Question

The sum of two nonnegative numbers is 20. Find the numbers if the sum of their squares is as large as possible; as small as possible.

Answer

**step1** Understanding the problem

We are given two nonnegative numbers, meaning they can be zero or any positive number. The sum of these two numbers is 20. We need to find what these two numbers are when the sum of their squares is the largest possible value and when it is the smallest possible value.

**step2** Defining the objective

Our goal is to find two numbers, let's call them First Number and Second Number, such that:
1. First Number + Second Number = 20.
2. Both First Number and Second Number are 0 or greater.
Then, we will calculate the sum of their squares (First Number × First Number + Second Number × Second Number) and determine the pair of numbers that yields the largest sum and the pair that yields the smallest sum.

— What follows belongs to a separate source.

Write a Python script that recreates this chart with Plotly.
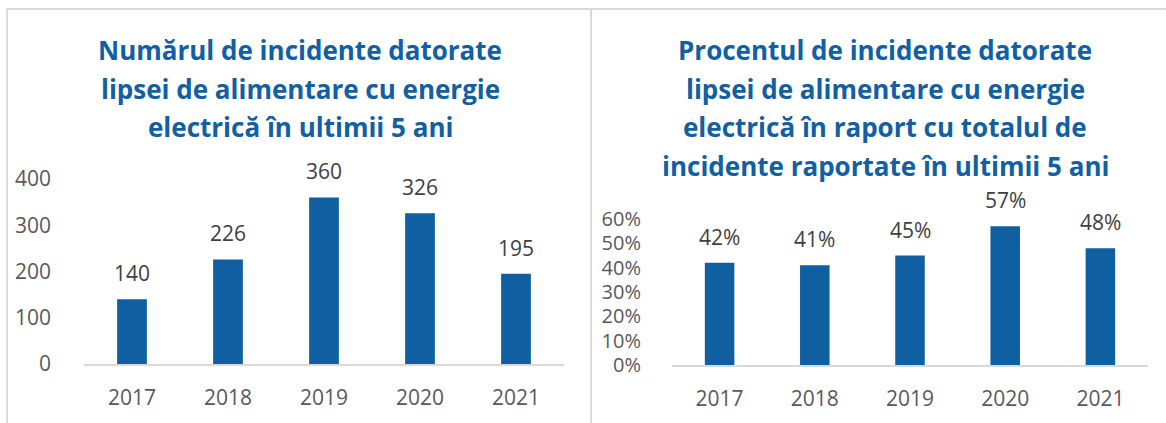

**step3** Finding the numbers for the largest sum of squares

Let's consider pairs of nonnegative numbers that add up to 20 and calculate the sum of their squares. To make the sum of squares large, we should try numbers that are very different from each other.
Consider the most "spread out" pair:
If the First Number is 0, then the Second Number must be 20 (since 0 + 20 = 20).
The sum of their squares would be: $$0 \times 0 + 20 \times 20 = 0 + 400 = 400$$.
Now, let's try a pair that is slightly less spread out:
If the First Number is 1, then the Second Number must be 19 (since 1 + 19 = 20).
The sum of their squares would be: $$1 \times 1 + 19 \times 19 = 1 + 361 = 362$$.
We can see that 400 is larger than 362. This suggests that the more spread out the numbers are, the larger the sum of their squares. The most spread out nonnegative numbers summing to 20 are 0 and 20.

**step4** Stating the numbers for the largest sum of squares

To make the sum of their squares as large as possible, the two numbers should be 0 and 20. The sum of their squares in this case is 400.

**step5** Finding the numbers for the smallest sum of squares

Now, let's consider pairs of nonnegative numbers that add up to 20 and calculate the sum of their squares, aiming for the smallest result. To make the sum of squares small, we should try numbers that are very close to each other.
Since the sum is 20, which is an even number, we can divide 20 by 2 to get two equal numbers.
If the First Number is 10, then the Second Number must be 10 (since 10 + 10 = 20).
The sum of their squares would be: $$10 \times 10 + 10 \times 10 = 100 + 100 = 200$$.
Now, let's try a pair that is slightly less close:
If the First Number is 9, then the Second Number must be 11 (since 9 + 11 = 20).
The sum of their squares would be: $$9 \times 9 + 11 \times 11 = 81 + 121 = 202$$.
We can see that 200 is smaller than 202. This suggests that the closer the numbers are to each other, the smaller the sum of their squares. The closest possible nonnegative numbers summing to 20 are 10 and 10.

**step6** Stating the numbers for the smallest sum of squares

To make the sum of their squares as small as possible, the two numbers should be 10 and 10. The sum of their squares in this case is 200.